Red teaming is a valuable step toward building AI models that won’t harm society. To make AI systems stronger, we need to know how they can fail—and ideally we do that before they create significant problems in the real world. Imagine what could have gone differently had Facebook tried to red-team the impact of its major AI recommendation system changes with external experts, and fixed the issues they discovered, before impacting elections and conflicts around the world. Though OpenAI faces many valid criticisms, its willingness to involve external researchers and to provide a detailed public description of all the potential harms of its systems sets a bar for openness that potential competitors should also be called upon to follow. 

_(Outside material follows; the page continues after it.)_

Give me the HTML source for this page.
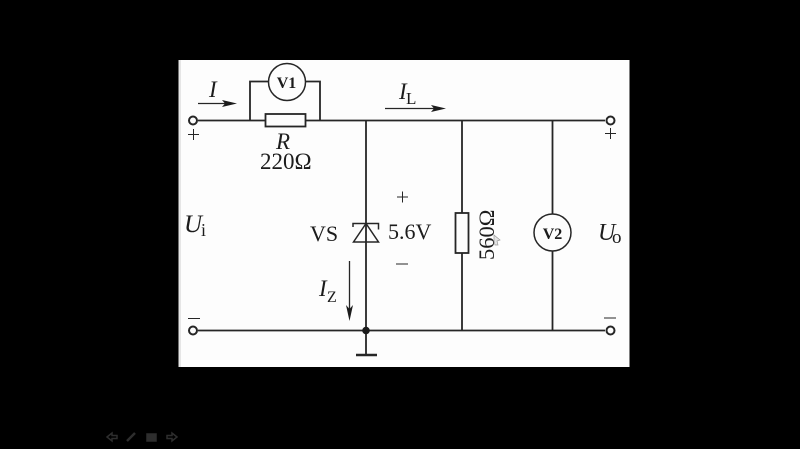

Normalizing red teaming with external experts and public reports is an important first step for the industry. But because generative AI systems will likely impact many of society’s most critical institutions and public goods, red teams need people with a deep understanding of all of these issues (and their impacts on each other) in order to understand and mitigate potential harms. For example, teachers, therapists, and civic leaders might be paired with more experienced AI red teamers in order to grapple with such systemic impacts. AI industry investment in a cross-company community of such red-teamer pairs could significantly reduce the likelihood of critical blind spots.

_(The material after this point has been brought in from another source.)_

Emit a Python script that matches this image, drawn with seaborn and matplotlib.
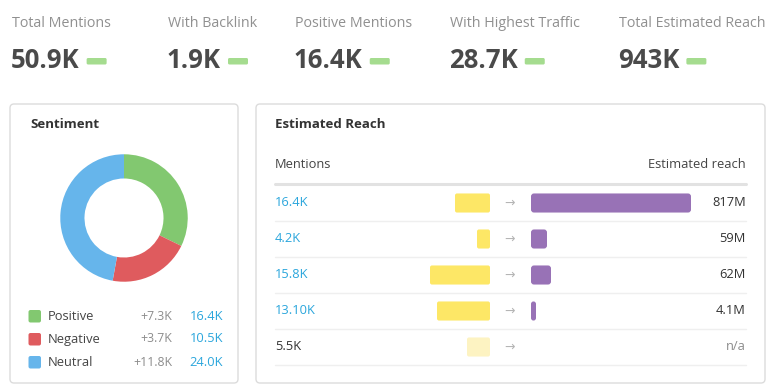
import numpy as np
import pandas as pd
import matplotlib as mpl
import matplotlib.pyplot as plt
import seaborn as sns
from matplotlib.patches import FancyBboxPatch

# ---- data ----
kpi_labels = ['Total Mentions', 'With Backlink', 'Positive Mentions', 'With Highest Traffic', 'Total Estimated Reach']
kpi_values = ['50.9K', '1.9K', '16.4K', '28.7K', '943K']

sent_labels = ['Positive', 'Negative', 'Neutral']
sent_values = [16.4, 10.5, 24.0]
sent_delta = ['+7.3K', '+3.7K', '+11.8K']
sent_text = ['16.4K', '10.5K', '24.0K']

reach_mentions = ['16.4K', '4.2K', '15.8K', '13.10K', '5.5K']
mention_bar = [35, 13, 60, 53, 23]          # bar length as drawn
reach_bar = [160, 16, 20, 5, np.nan]        # bar length as drawn
reach_text = ['817M', '59M', '62M', '4.1M', 'n/a']

W, H = 773, 388
GREEN, RED, BLUE = '#82c870', '#df5b5e', '#66b5eb'
YELLOW, YELLOW_LT, PURPLE = '#fde766', '#fdf3c2', '#9872b6'
LINK, GREY, DARK = '#2ba6dc', '#8c8c8c', '#333333'

sns.set_style('white')
plt.rcParams['font.family'] = ['Open Sans', 'DejaVu Sans']

fig = plt.figure(figsize=(W / 100, H / 100), dpi=100)
ax = fig.add_axes([0, 0, 1, 1])
ax.set_xlim(0, W)
ax.set_ylim(H, 0)
ax.axis('off')


def px_axes(x, y, w, h):
    return fig.add_axes([x / W, 1 - (y + h) / H, w / W, h / H])


def round_bars(bax, r_px, row_px):
    # swap seaborn's square bars for rounded ones of the same size
    for p in list(bax.patches):
        x0, y0, w, h = p.get_x(), p.get_y(), p.get_width(), p.get_height()
        if not np.isfinite(w) or w == 0:
            p.remove()
            continue
        fb = FancyBboxPatch((min(x0, x0 + w), y0), abs(w), h,
                            boxstyle=f'round,pad=0,rounding_size={min(r_px, abs(w) / 2)}',
                            mutation_aspect=1 / row_px, fc=p.get_facecolor(), ec='none')
        p.remove()
        bax.add_patch(fb)


# ---- KPI strip ----
kpi_x = [12, 168, 295, 450, 619]
fig.canvas.draw()
for x, lab, val in zip(kpi_x, kpi_labels, kpi_values):
    ax.text(x, 27, lab, fontsize=10.3, color='#909090', va='baseline')
    t = ax.text(x - 1, 67.5, val, fontsize=18.5, fontweight='bold', color='#4a4a4a', va='baseline')
    bb = t.get_window_extent(renderer=fig.canvas.get_renderer())
    x1 = bb.x1 + 7
    ax.add_patch(FancyBboxPatch((x1, 58), 20, 6.5, boxstyle='round,pad=0,rounding_size=1.5',
                                fc='#a5dc8f', ec='none'))

# ---- cards ----
for (x, y, w, h) in [(10, 104, 228, 279), (256, 104, 509, 279)]:
    ax.add_patch(FancyBboxPatch((x, y), w, h, boxstyle='round,pad=0,rounding_size=4',
                                fc='white', ec='#dcdcdc', lw=1))

ax.text(30, 125, 'Sentiment', fontsize=9.5, fontweight='bold', color=DARK, va='center')
ax.text(275, 125, 'Estimated Reach', fontsize=9.5, fontweight='bold', color=DARK, va='center')

# donut
dax = px_axes(59, 153, 130, 130)
dax.pie(sent_values, colors=[GREEN, RED, BLUE], startangle=90, counterclock=False,
        wedgeprops=dict(width=0.38, edgecolor='white', linewidth=0))
dax.set_xlim(-1.02, 1.02)
dax.set_ylim(-1.02, 1.02)
dax.set_aspect('equal')
dax.axis('off')

# legend rows
for i, (lab, d, v, c) in enumerate(zip(sent_labels, sent_delta, sent_text, [GREEN, RED, BLUE])):
    y = 316 + i * 23
    ax.add_patch(FancyBboxPatch((28.5, y - 6), 12.5, 12.5, boxstyle='round,pad=0,rounding_size=2',
                                fc=c, ec='none'))
    ax.text(48, y, lab, fontsize=9.3, color='#444444', va='center')
    ax.text(172, y, d, fontsize=8.8, color=GREY, va='center', ha='right')
    ax.text(223, y, v, fontsize=9.3, color=LINK, va='center', ha='right')

# reach table
ax.text(275, 164, 'Mentions', fontsize=9.3, color='#444444', va='center')
ax.text(746, 164, 'Estimated reach', fontsize=9.3, color='#444444', va='center', ha='right')
ax.plot([275, 746], [184, 184], color='#e2e2e2', lw=2.2, solid_capstyle='round')

rows = list(range(len(reach_mentions)))
for i in rows:
    y = 203 + i * 36
    ax.plot([275, 746], [y + 17.5, y + 17.5], color='#efefef', lw=1)
    c = LINK if i < 4 else DARK
    ax.text(275, y, reach_mentions[i], fontsize=9.3, color=c, va='center')
    ax.text(510, y, '\u2192', fontsize=9, color='#b5b5b5', va='center', ha='center',
            family=['DejaVu Sans'])
    ax.text(746, y, reach_text[i], fontsize=9.3, color=GREY if reach_text[i] == 'n/a' else DARK,
            va='center', ha='right')

df = pd.DataFrame({'row': [str(r) for r in rows], 'mentions': mention_bar, 'reach': reach_bar})

yax = px_axes(400, 185, 90, 180)
sns.barplot(data=df, x='mentions', y='row', hue='row', legend=False,
            palette=[YELLOW] * 4 + [YELLOW_LT], width=0.53, saturation=1, ax=yax)
yax.set_xlim(90, 0)
yax.axis('off')
round_bars(yax, 2, 36)

pax = px_axes(531, 185, 180, 180)
sns.barplot(data=df, x='reach', y='row', color=PURPLE, width=0.53, saturation=1, ax=pax)
pax.set_xlim(0, 180)
pax.axis('off')
round_bars(pax, 3, 36)

fig.savefig('out.png', dpi=100)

After a new system is released, carefully allowing people who were not part of the prerelease red team to attempt to break the system without risk of bans could help identify new problems and issues with potential fixes. Scenario exercises, which explore how different actors would respond to model releases, can also help organizations understand more systemic impacts. 

But if red-teaming GPT-4 taught me anything, it is that red teaming alone is not enough. For example, I just tested Google’s Bard and OpenAI’s ChatGPT and was able to get both to create scam emails and conspiracy propaganda on the first try “for educational purposes.” Red teaming alone did not fix this. To actually overcome the harms uncovered by red teaming, companies like OpenAI can go one step further and offer early access and resources to use their models for defense and resilience, as well.

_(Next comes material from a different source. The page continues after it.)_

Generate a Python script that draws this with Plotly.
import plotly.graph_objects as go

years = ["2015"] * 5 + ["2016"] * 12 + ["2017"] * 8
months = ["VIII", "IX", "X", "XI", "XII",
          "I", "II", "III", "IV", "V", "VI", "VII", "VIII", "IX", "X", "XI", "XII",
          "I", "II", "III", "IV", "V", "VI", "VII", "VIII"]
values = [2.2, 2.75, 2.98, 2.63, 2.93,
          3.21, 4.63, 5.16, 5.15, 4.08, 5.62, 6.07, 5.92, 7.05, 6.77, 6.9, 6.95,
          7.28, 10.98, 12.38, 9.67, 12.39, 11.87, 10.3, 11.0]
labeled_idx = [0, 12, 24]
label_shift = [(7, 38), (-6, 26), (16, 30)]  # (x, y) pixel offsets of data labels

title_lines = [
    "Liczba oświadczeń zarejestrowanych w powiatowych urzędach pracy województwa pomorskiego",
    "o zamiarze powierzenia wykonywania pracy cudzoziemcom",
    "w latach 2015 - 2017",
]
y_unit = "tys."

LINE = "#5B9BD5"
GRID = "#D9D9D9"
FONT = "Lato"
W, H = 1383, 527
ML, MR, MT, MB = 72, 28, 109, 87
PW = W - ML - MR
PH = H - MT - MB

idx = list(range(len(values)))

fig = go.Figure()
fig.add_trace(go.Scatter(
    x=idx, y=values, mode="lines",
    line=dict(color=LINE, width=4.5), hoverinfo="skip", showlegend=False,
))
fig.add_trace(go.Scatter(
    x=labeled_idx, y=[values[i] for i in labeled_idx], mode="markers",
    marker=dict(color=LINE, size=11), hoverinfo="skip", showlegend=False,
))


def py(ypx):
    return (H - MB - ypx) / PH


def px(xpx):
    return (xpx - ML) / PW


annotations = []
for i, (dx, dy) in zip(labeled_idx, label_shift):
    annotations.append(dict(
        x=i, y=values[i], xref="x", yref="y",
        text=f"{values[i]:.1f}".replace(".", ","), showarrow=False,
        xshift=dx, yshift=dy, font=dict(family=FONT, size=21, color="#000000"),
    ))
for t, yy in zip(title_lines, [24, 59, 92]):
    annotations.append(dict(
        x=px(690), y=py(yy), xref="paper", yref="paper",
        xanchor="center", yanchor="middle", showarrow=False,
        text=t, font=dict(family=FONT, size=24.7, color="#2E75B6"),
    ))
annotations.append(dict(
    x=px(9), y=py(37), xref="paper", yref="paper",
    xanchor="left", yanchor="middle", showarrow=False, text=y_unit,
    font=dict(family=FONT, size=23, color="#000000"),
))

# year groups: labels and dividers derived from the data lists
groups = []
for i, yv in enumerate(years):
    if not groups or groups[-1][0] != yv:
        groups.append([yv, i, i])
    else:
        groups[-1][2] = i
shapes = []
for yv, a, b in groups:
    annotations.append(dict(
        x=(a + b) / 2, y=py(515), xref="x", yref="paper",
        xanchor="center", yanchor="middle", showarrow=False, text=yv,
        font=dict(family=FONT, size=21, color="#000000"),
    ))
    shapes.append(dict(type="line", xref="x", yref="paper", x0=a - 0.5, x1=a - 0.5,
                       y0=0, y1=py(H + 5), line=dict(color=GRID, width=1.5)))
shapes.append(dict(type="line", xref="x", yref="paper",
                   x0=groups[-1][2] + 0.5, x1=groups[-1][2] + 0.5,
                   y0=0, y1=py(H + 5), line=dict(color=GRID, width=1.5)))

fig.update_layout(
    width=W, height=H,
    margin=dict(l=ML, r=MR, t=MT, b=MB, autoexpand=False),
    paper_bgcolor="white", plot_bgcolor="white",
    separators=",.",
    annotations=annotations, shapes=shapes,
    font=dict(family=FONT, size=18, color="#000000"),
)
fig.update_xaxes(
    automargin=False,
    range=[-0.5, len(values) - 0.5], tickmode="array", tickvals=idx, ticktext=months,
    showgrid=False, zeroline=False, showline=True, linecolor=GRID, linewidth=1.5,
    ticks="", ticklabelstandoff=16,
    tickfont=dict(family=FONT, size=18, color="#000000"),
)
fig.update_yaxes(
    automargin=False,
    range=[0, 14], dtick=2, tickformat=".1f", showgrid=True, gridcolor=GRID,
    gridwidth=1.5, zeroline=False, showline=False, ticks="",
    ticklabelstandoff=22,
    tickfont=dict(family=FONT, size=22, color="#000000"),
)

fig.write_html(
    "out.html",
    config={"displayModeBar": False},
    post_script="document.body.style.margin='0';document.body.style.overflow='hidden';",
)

I call this violet teaming: identifying how a system (e.g., GPT-4) might harm an institution or public good, and then supporting the development of tools using that same system to defend the institution or public good. You can think of this as a sort of judo. General-purpose AI systems are a vast new form of power being unleashed on the world, and that power can harm our public goods. Just as judo redirects the power of an attacker in order to neutralize them, violet teaming aims to redirect the power unleashed by AI systems in order to defend those public goods.

In practice, executing violet teaming might involve a sort of “resilience incubator”: pairing grounded experts in institutions and public goods with people and organizations who can quickly develop new products using the (prerelease) AI models to help mitigate those risks.

For example, it is difficult for the companies that create AI systems like GPT-4 to identify and prevent these systems from being used for hyper-targeted scams and disinformation. This could impact public goods such as efficient commerce, democratic functioning, and our ability to respond to crises. Violet teaming in this case might involve developing or improving contextualization engines that can reduce these harms by helping people navigate a rapidly evolving information environment. 

While AI companies sometimes do provide early access or economic support to product developers, that is primarily for profit (or for unrelated benefits), not to help ensure societal resilience in the face of broader access. Beyond simply defending public institutions and goods from a current AI model release, there is also the potential to use current systems to increase the resilience of our critical institutions and public goods from future releases. 

Unfortunately, there are currently few incentives to do red teaming or violet teaming, let alone slow down AI releases enough to have sufficient time for this work. For that we would need governments to act, ideally internationally. In lieu of such action, I have been helping companies initiate independent governance processes at a national or even global scale to make critical decisions, like “what kinds of testing and guardrails are necessary for model release?” more democratically. This approach involves inviting a representative sample of the population to participate in a deliberative process facilitated by a neutral third party. For more complex issues, they get extensive access to diverse experts and stakeholders. Such processes can even initially be funded by just one AI company that wants to decide what responsibility practices they should implement democratically—and instigate media and government pressure for their competitors to follow suit. 

We need to not only proactively mitigate risks in the systems themselves through red teaming, but also to figure out how to protect against their impact through violet teaming, and to decide what guardrails we need around such use cases through democratic innovation. All three elements are imperative for getting through this next phase of the AI revolution intact.